Tip: Use the calculator as a coaching tool. Compare a current score with a goal score, then identify which component improvements would have the largest impact on the final rating.

Common pitfalls and how to avoid them

One common mistake is over relying on a single component, especially when data quality is uneven. Another pitfall is mixing scales, such as combining a rubric that uses a 1 to 4 scale with a growth score on a 0 to 100 scale without converting. A third risk is ignoring context or missing data, which can unintentionally penalize teachers in specialized roles. The calculator helps avoid these issues by making the weights explicit and showing how each score contributes to the composite.

Frequently asked questions

Educators often ask how to apply the calculator in real settings. The questions below highlight common scenarios and quick answers to guide decision making.

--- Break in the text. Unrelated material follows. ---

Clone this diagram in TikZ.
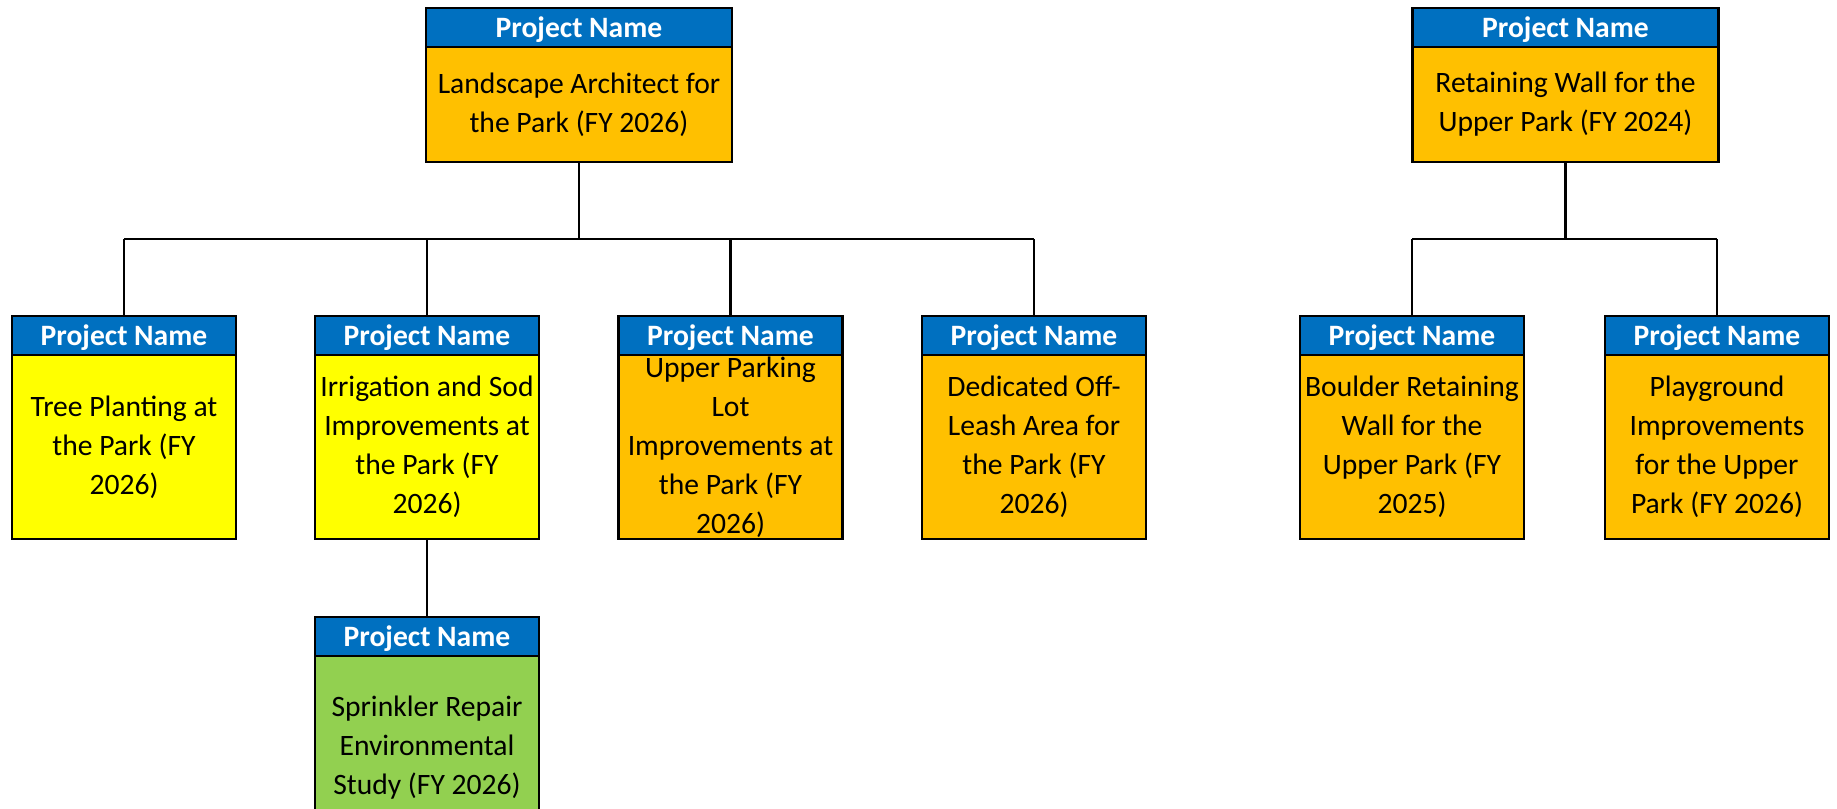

  • Can I use the calculator for subjects without state tests? Yes. Use local growth measures, performance tasks, or portfolio scores and document how the score was derived.
  • What if I only have one observation score? Enter the available score, but note that reliability improves with multiple observations. Consider adding a second observation when possible.
  • Does the adjustment factor change the model weights? No. The adjustment factor scales the final composite after weights are applied, preserving the original model.
  • How should I report results to teachers? Share both the composite score and the component breakdown so teachers see which domains are driving the result.

When used thoughtfully, a teacher score calculator creates transparency, supports professional learning, and keeps evaluation aligned to evidence. Combine the calculator with clear rubrics, reliable growth measures, and open communication, and the result is a score that educators trust and administrators can use for continuous improvement.